This has been a most international week. Finland just won an international ice hockey tournament played in Central Europe and including teams from North America. The day the final was played was also the day of the second largest elections in history, the EU elections, involving as they did people from 28 countries with a combined population of 500 million. (The largest were the indian elections held, coincidentally, only last week. They may not have been international but they were certainly multiethnic, involving people speaking a bewildering array of languages and with the most diverse religious beliefs.) And then there is the World Village Festival in Helsinki, coinciding with the international market in Kerava.
Sport, at its best, combines the national with the international: national teams battling it out it with other national teams in a (relatively) safe environment where nobody gets (badly) hurt. Food, culture and politics can also bring people together in positive ways. At times feelings ran high during the elections, but there was no violence. And it would be hard to imagine trouble at the World Village Festival.

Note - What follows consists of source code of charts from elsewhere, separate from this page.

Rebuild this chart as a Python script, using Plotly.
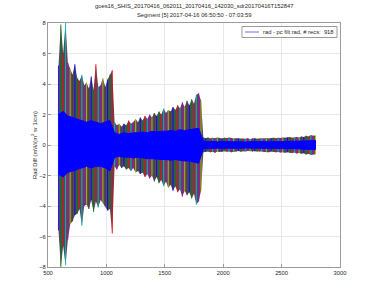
import plotly.graph_objects as go

# ---- data ----
x_outer = list(range(590, 2791, 20))
upper = [5.2, 7.9, 6.0, 8.0, 5.4, 5.0, 4.6, 5.3, 4.4, 4.2, 4.6, 3.9, 4.1, 3.7, 4.5, 3.6, 5.3, 3.8, 3.9, 4.4, 3.8, 4.3, 4.6, 4.9,
         1.5, 1.3, 1.4, 1.2, 1.4, 1.3, 1.6, 1.4, 1.5, 1.7, 1.5, 1.8, 1.6, 1.9, 1.7, 2.0, 1.8, 2.1, 1.9, 2.2, 2.0, 2.4, 2.1, 2.3, 2.2, 2.5, 2.3, 2.6, 2.4, 2.8, 2.5, 2.9, 2.6, 3.0, 2.7, 3.3, 3.4, 2.9,
         0.50, 0.45, 0.50, 0.42, 0.48, 0.44, 0.50, 0.45, 0.43, 0.47, 0.44, 0.50, 0.46, 0.42, 0.45, 0.44, 0.40, 0.43, 0.41, 0.44, 0.40, 0.42, 0.45, 0.41, 0.43, 0.44, 0.42, 0.46, 0.43, 0.45, 0.47, 0.44, 0.48, 0.46, 0.50, 0.47, 0.49, 0.52, 0.48, 0.50, 0.53, 0.50, 0.55, 0.52, 0.60, 0.55, 0.65, 0.60, 0.62]
lower = [-5.6, -8.0, -6.6, -7.9, -6.2, -5.2, -5.0, -4.6, -4.5, -4.2, -5.3, -4.0, -3.9, -4.2, -3.6, -4.4, -3.7, -4.1, -3.6, -3.8, -4.0, -4.3, -4.2, -5.8,
         -1.4, -1.6, -1.3, -1.5, -1.4, -1.6, -1.5, -1.7, -1.5, -1.8, -1.7, -1.9, -1.8, -2.1, -1.9, -2.2, -2.0, -2.4, -2.1, -2.5, -2.3, -2.7, -2.4, -2.8, -2.6, -3.0, -2.7, -3.1, -2.9, -3.4, -3.0, -3.3, -3.1, -3.5, -3.2, -3.9, -3.7, -3.0,
         -0.48, -0.44, -0.42, -0.47, -0.45, -0.50, -0.43, -0.46, -0.44, -0.41, -0.45, -0.43, -0.47, -0.44, -0.42, -0.40, -0.44, -0.41, -0.43, -0.40, -0.42, -0.44, -0.41, -0.45, -0.42, -0.43, -0.46, -0.44, -0.47, -0.43, -0.45, -0.48, -0.46, -0.49, -0.47, -0.51, -0.48, -0.50, -0.53, -0.49, -0.55, -0.52, -0.57, -0.54, -0.62, -0.58, -0.66, -0.61, -0.60]

x_core = list(range(590, 2791, 40))
core_up = [2.0, 2.2, 1.9, 1.8, 1.7, 1.6, 1.5, 1.6, 1.5, 1.4, 1.5, 1.6,
           0.8, 0.7, 0.8, 0.75, 0.8, 0.8, 0.85, 0.8, 0.9, 0.85, 0.9, 0.9, 0.95, 0.9, 1.0, 0.95, 1.0, 1.05, 1.1,
           0.25, 0.22, 0.24, 0.21, 0.23, 0.22, 0.2, 0.22, 0.21, 0.2, 0.22, 0.21, 0.22, 0.2, 0.22, 0.23, 0.22, 0.24, 0.23, 0.25, 0.24, 0.26, 0.27, 0.28, 0.3]
core_lo = [-1.9, -2.1, -1.8, -1.7, -1.6, -1.5, -1.4, -1.5, -1.4, -1.4, -1.5, -1.7,
           -0.8, -0.75, -0.8, -0.8, -0.85, -0.8, -0.85, -0.9, -0.9, -0.9, -0.95, -0.95, -1.0, -0.95, -1.0, -1.05, -1.05, -1.1, -1.2,
           -0.24, -0.22, -0.23, -0.21, -0.22, -0.21, -0.2, -0.21, -0.22, -0.2, -0.21, -0.22, -0.21, -0.2, -0.22, -0.22, -0.23, -0.23, -0.24, -0.24, -0.25, -0.26, -0.27, -0.28, -0.3]

title_lines = ["goes16_SHIS_20170416_062011_20170416_142030_sdr20170416T152847",
               "Segment [5] 2017-04-16 06:50:50 - 07:03:59"]
legend_label = "rad - pc filt rad, # recs:  918"
x_ticks = [500, 1000, 1500, 2000, 2500, 3000]
y_ticks = [-8, -6, -4, -2, 0, 2, 4, 6, 8]

colors = ["#0000ff", "#008000", "#ff0000", "#00bfbf", "#bf00bf", "#bfbf00", "#404040"]

fig = go.Figure()

# overall spread as a filled envelope (mixed colour)
fig.add_trace(go.Scatter(x=x_outer + x_outer[::-1], y=upper + lower[::-1], mode="lines",
                         fill="toself", fillcolor="#554a5c", line=dict(width=0),
                         showlegend=False, hoverinfo="skip"))

# multicolour record strokes
for ci, col in enumerate(colors):
    xs, ys = [], []
    for i in range(ci, len(x_outer), len(colors)):
        xs += [x_outer[i], x_outer[i], None]
        ys += [lower[i], upper[i], None]
    fig.add_trace(go.Scatter(x=xs, y=ys, mode="lines", line=dict(color=col, width=1.1),
                             opacity=0.8, showlegend=False, hoverinfo="skip"))

# dense blue core
fig.add_trace(go.Scatter(x=x_core + x_core[::-1], y=core_up + core_lo[::-1], mode="lines",
                         fill="toself", fillcolor="#0000ff", line=dict(color="#0000ff", width=1),
                         showlegend=False, hoverinfo="skip"))

FS = 5.8
axis_common = dict(showgrid=True, gridcolor="#e8e8e8", gridwidth=1, zeroline=False,
                   showline=True, linecolor="#9a9a9a", linewidth=1, mirror=True,
                   ticks="inside", ticklen=3, tickcolor="#9a9a9a",
                   tickfont=dict(size=FS, color="#262626"))

def px(xp):
    return (xp - 48) / 292.0

def py(yp):
    return (267 - yp) / 244.0

fig.update_layout(
    width=375, height=301,
    margin=dict(l=48, r=35, t=23, b=34),
    paper_bgcolor="white", plot_bgcolor="white",
    font=dict(family="Liberation Sans, Arial, sans-serif", color="#262626"),
    xaxis=dict(range=[500, 3000], tickvals=x_ticks, **axis_common),
    yaxis=dict(range=[-8, 8], tickvals=y_ticks, automargin=False,
               title=dict(text="Rad Diff (mW/(m<sup>2</sup> sr 1/cm)", font=dict(size=FS), standoff=1),
               **axis_common),
    showlegend=False,
    annotations=[
        dict(text=title_lines[0], xref="paper", yref="paper", x=px(194), y=py(6),
             xanchor="center", yanchor="middle", showarrow=False, font=dict(size=FS, color="#262626")),
        dict(text=title_lines[1], xref="paper", yref="paper", x=px(194), y=py(15),
             xanchor="center", yanchor="middle", showarrow=False, font=dict(size=FS, color="#262626")),
        dict(text=legend_label, xref="paper", yref="paper", x=px(261), y=py(32),
             xanchor="left", yanchor="middle", showarrow=False, font=dict(size=FS, color="#262626")),
    ],
    shapes=[
        dict(type="rect", xref="paper", yref="paper", x0=px(242), x1=px(337), y0=py(37.5), y1=py(26.5),
             line=dict(color="#9a9a9a", width=1), fillcolor="white"),
        dict(type="line", xref="paper", yref="paper", x0=px(245), x1=px(259), y0=py(32), y1=py(32),
             line=dict(color="#6a6aff", width=1)),
    ],
)

fig.write_html("out.html")
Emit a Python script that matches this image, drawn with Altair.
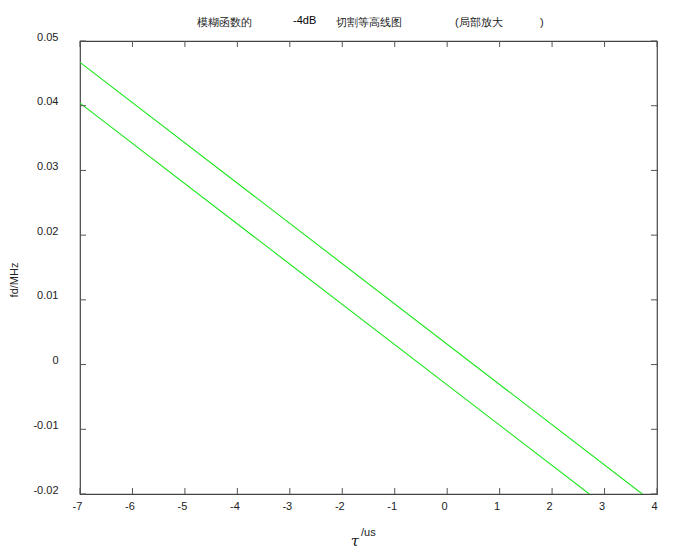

At times it might feel pleasant to shut the rest of the world out, to eat Karelian pies, drink Finnish lager, go to the sauna and listen to Matti and Teppo. We need at least some of these shared likes, things that are part of our culture, things we are completely familiar with. But historically, culture tends to be diverse rather than homogeneous. A typical European country centuries ago was very diverse. People in one part of the country could hardly understand people from another part, because they spoke such different dialects. There were multilingual countries such as the Hapsburg Empire and the Russian Empire (of which only 40 per cent of the population were Russian during the nineteenth century.) In the eighteenth century only twenty per cent of the French population spoke French as their native tongue. A country might have been divided on religious lines, too, such as the German states or Britain, which included Catholic Ireland until 1923. There were minorities such as the Jews and Romanies, just as there still are, and there were cities where numerous languages were spoken (in Turku, for example, Swedish, Finnish, Latin and German were all in widespread use during the Middle Ages).
The events of the New Testament took place in a diverse part of the world: the eastern part of the Roman Empire. Educated Jews spoke Greek, the occupying army and officials spoke Latin and the common people Aramaic. Many spoke more than one of those languages: they had to. The baby Jesus received gifts from three Persians and spent some years in Egypt, the adult Jesus met Canaanites and Samarians, and the apostle Philip converted an Ethiopian. Numerous nationalities were in Jerusalem on the day of Pentecost.
Multiculturality has tended to be the norm. It should be possible to enjoy the best of both worlds: to proudly enjoy one’s one culture while also appreciating other cultures. There is no choice here to make. You can have your cake and eat it, too.